> GIVEN INFORMATION:
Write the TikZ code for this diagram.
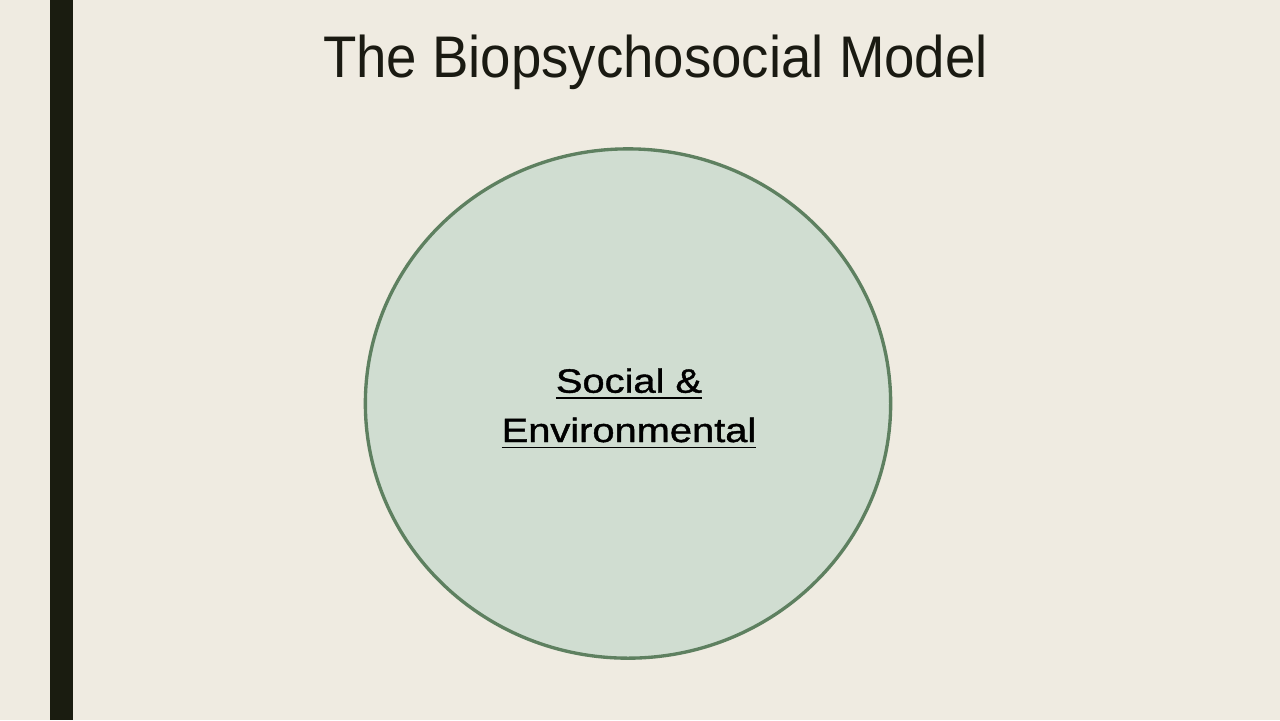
\documentclass[tikz,border=0pt]{standalone}
\usepackage{fontspec}
\setmainfont{Liberation Sans}
\newfontfamily\titlefont[FakeStretch=0.93]{Liberation Sans}
\newfontfamily\labelfont[FakeStretch=1.18,FakeBold=1.2]{Liberation Sans}
\usetikzlibrary{shapes.geometric}

\definecolor{slidebg}{HTML}{EFEBE1}
\definecolor{barcol}{HTML}{1A1C10}
\definecolor{circfill}{HTML}{D0DDD1}
\definecolor{circline}{HTML}{5E8060}
\definecolor{inkcol}{HTML}{1A1A12}

\begin{document}
\begin{tikzpicture}[x=0.01cm, y=-0.01cm,
    title/.style={anchor=base, inner sep=0, text=inkcol, font=\titlefont\fontsize{16.7}{20}\selectfont},
    label/.style={anchor=base, inner sep=0, text=black, font=\labelfont\fontsize{9.6}{14}\selectfont}]
            % slide background and left bar
            \fill[slidebg] (0,0) rectangle (1280,720);
            \fill[barcol] (50,0) rectangle (73,720);

            \node[title] (T) at (655.5,77) {The Biopsychosocial Model};

            \node[draw=circline, fill=circfill, ellipse, line width=0.95pt, inner sep=0,
                  minimum width=5.25cm, minimum height=5.09cm] (S) at (628,403.5) {};

            \node[label] (L1) at (629,392.7) {\underline{Social \&}};
            \node[label] (L2) at (629,442) {\underline{Environmental}};
        \end{tikzpicture}
\end{document}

> THE EXERCISE:
Transcribe the full listing character for character. Pictures are excluded.

> THE RESULT:
Write the TikZ code for this diagram.
\documentclass[tikz,border=0pt]{standalone}
\usepackage{fontspec}
\setmainfont{Liberation Sans}
\newfontfamily\titlefont[FakeStretch=0.93]{Liberation Sans}
\newfontfamily\labelfont[FakeStretch=1.18,FakeBold=1.2]{Liberation Sans}
\usetikzlibrary{shapes.geometric}

\definecolor{slidebg}{HTML}{EFEBE1}
\definecolor{barcol}{HTML}{1A1C10}
\definecolor{circfill}{HTML}{D0DDD1}
\definecolor{circline}{HTML}{5E8060}
\definecolor{inkcol}{HTML}{1A1A12}

\begin{document}
\begin{tikzpicture}[x=0.01cm, y=-0.01cm,
    title/.style={anchor=base, inner sep=0, text=inkcol, font=\titlefont\fontsize{16.7}{20}\selectfont},
    label/.style={anchor=base, inner sep=0, text=black, font=\labelfont\fontsize{9.6}{14}\selectfont}]
            % slide background and left bar
            \fill[slidebg] (0,0) rectangle (1280,720);
            \fill[barcol] (50,0) rectangle (73,720);

            \node[title] (T) at (655.5,77) {The Biopsychosocial Model};

            \node[draw=circline, fill=circfill, ellipse, line width=0.95pt, inner sep=0,
                  minimum width=5.25cm, minimum height=5.09cm] (S) at (628,403.5) {};

            \node[label] (L1) at (629,392.7) {\underline{Social \&}};
            \node[label] (L2) at (629,442) {\underline{Environmental}};
        \end{tikzpicture}
\end{document}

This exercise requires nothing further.